In effetti l’affermazione di Borzì  interpreta il pensiero dominante di Darwin che nel 1856 (lettera all’amico, il botanico Joseph Hooker) esplicita un prima volta:  “E’ davvero esilarante vedere quali  idee diverse sono predominanti nelle menti di vari naturalisti, quando parlano di “specie”.; in alcune, la somiglianza è tutto e la discendenza di poco peso – in altre, la somiglianza sembra non servire a nulla, e la Creazione è l’idea imperante – in altre ancora, la sterilità è una prova infallibile, per altre non vale un fico secco. Deriva tutto, credo, dal tentare di definire l’indefinibile” (Darwin, 1887, in Calabi, 2009).
 Successivamente, nel trattato del 1859, “L’Origine delle Specie”, Darwin conferma la propria convinzione della impossibilità di una definizione di “specie”, e che la parola “specie” si possa riferire solamente ai taxa che i naturalisti chiamano “specie” (Ereshefsky, 2009).

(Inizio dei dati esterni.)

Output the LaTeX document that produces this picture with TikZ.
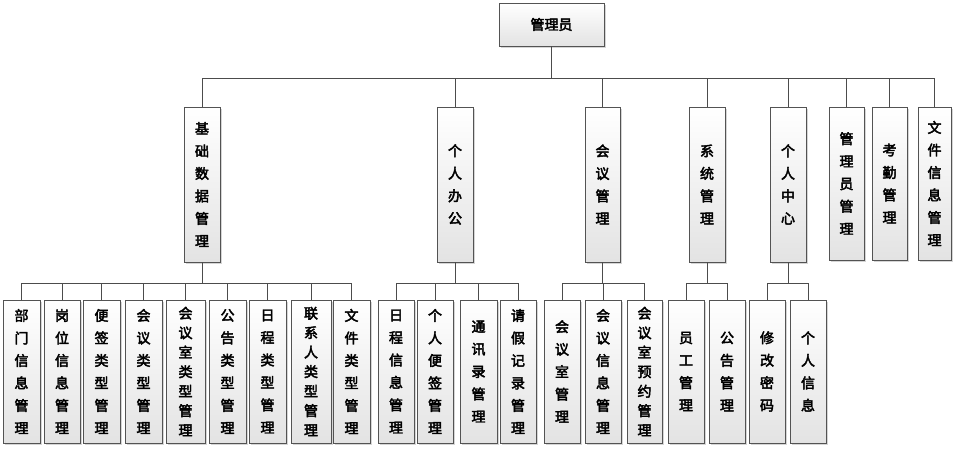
\documentclass[tikz,border=0pt]{standalone}
\usepackage{fontspec}
\newfontfamily\cjk{Noto Sans CJK SC}[AutoFakeBold=3]
\usetikzlibrary{shadows}
\tikzset{
 box/.style={draw=gray!65!black, line width=0.7pt, top color=white, bottom color=gray!22, inner sep=0pt,
   drop shadow={shadow xshift=2pt, shadow yshift=-2pt, fill=gray!55, opacity=0.6},
   align=center, font=\cjk\bfseries\fontsize{14}{22.5}\selectfont},
 tight/.style={font=\cjk\bfseries\fontsize{14}{19.5}\selectfont},
 ln/.style={draw=gray!60!black, line width=0.7pt}
}
\newcommand\bx[7][]{\node[box,#1, minimum width={(#5-#3)*1pt}, minimum height={(#6-#4)*1pt}] (#2) at ({(#3+#5)/2},{(#4+#6)/2}) {#7};}
\begin{document}
\begin{tikzpicture}[x=1pt,y=-1pt]
\useasboundingbox (0,0) rectangle (954,449);
\bx{root}{499}{3}{604}{46}{管理员}
\bx{a}{184}{107}{220}{262}{基\\础\\数\\据\\管\\理}
\bx{b}{437}{107}{473}{262}{个\\人\\办\\公}
\bx{c}{585}{107}{620}{262}{会\\议\\管\\理}
\bx{d}{689}{107}{725}{262}{系\\统\\管\\理}
\bx{e}{770}{107}{806}{262}{个\\人\\中\\心}
\bx{f}{829}{107}{864}{260}{管\\理\\员\\管\\理}
\bx{g}{872}{107}{907}{260}{考\\勤\\管\\理}
\bx{h}{918}{107}{951}{260}{文\\件\\信\\息\\管\\理}
\foreach \n in {a,b,c,d,e,f,g,h} \draw[ln] (root.south) -- (root.south |- 0,78) -| (\n.north);
% group a
\bx{a1}{3}{300}{40}{443}{部\\门\\信\\息\\管\\理}
\bx{a2}{44}{300}{80}{443}{岗\\位\\信\\息\\管\\理}
\bx{a3}{83}{300}{120}{443}{便\\签\\类\\型\\管\\理}
\bx{a4}{125}{300}{162}{443}{会\\议\\类\\型\\管\\理}
\bx[tight]{a5}{166}{300}{205}{443}{会\\议\\室\\类\\型\\管\\理}
\bx{a6}{209}{300}{246}{443}{公\\告\\类\\型\\管\\理}
\bx{a7}{249}{300}{286}{443}{日\\程\\类\\型\\管\\理}
\bx[tight]{a8}{291}{300}{331}{443}{联\\系\\人\\类\\型\\管\\理}
\bx{a9}{333}{300}{370}{443}{文\\件\\类\\型\\管\\理}
\foreach \n in {a1,a2,a3,a4,a5,a6,a7,a8,a9} \draw[ln] (a.south) -- (a.south |- 0,283) -| (\n.north);
\bx{b1}{378}{300}{414}{443}{日\\程\\信\\息\\管\\理}
\bx{b2}{417}{300}{453}{443}{个\\人\\便\\签\\管\\理}
\bx{b3}{460}{300}{497}{443}{通\\讯\\录\\管\\理}
\bx{b4}{500}{300}{536}{443}{请\\假\\记\\录\\管\\理}
\foreach \n in {b1,b2,b3,b4} \draw[ln] (b.south) -- (b.south |- 0,283) -| (\n.north);
\bx{c1}{544}{300}{580}{443}{会\\议\\室\\管\\理}
\bx{c2}{585}{300}{621}{443}{会\\议\\信\\息\\管\\理}
\bx[tight]{c3}{627}{300}{662}{443}{会\\议\\室\\预\\约\\管\\理}
\foreach \n in {c1,c2,c3} \draw[ln] (c.south) -- (c.south |- 0,283) -| (\n.north);
\bx{d1}{668}{300}{704}{443}{员\\工\\管\\理}
\bx{d2}{709}{300}{745}{443}{公\\告\\管\\理}
\foreach \n in {d1,d2} \draw[ln] (d.south) -- (d.south |- 0,283) -| (\n.north);
\bx{e1}{749}{300}{785}{443}{修\\改\\密\\码}
\bx{e2}{790}{300}{826}{443}{个\\人\\信\\息}
\foreach \n in {e1,e2} \draw[ln] (e.south) -- (e.south |- 0,283) -| (\n.north);
\end{tikzpicture}
\end{document}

Dalla fine degli anni ’90 ad oggi la biologia molecolare ha messo a disposizione dei ricercatori tecniche raffinate di analisi per  la filogenetica e il fingerprinting. Nel caso del genere Quercus, che rientra nell’ordine delle  Fagales, regioni del cloroplasto e del mitocondrio si sono rivelate un utile strumento per l’identificazione delle specie ed in particolare per  il parentale ancestrale materno (Paffetti et al., 2007). 
Tutto ciò per sottolineare come, a volte, il reperimento ed il riconoscimento di nuove “specie”  individuate attraverso  individui fenotipicamente “divergenti”, può essere azzardato. Resta il fatto che il ricorso a  marcatori specie-specifici associati con marcatori nucleari individuo-specifici, possono essere utili per l’identificazione specifica e per la caratterizzazione della variabilità genetica intraspecifica, ma anche  per arrecare non poco aiuto nel complesso mondo della sistematica e nella definizione del concetto di “specie”, entità di riferimento evoluzionistico, che ancora oggi raccoglie in sé fino a 22 concetti (Hey, 2001).

I riferimenti bibliografici possono essere richiesti agli AA.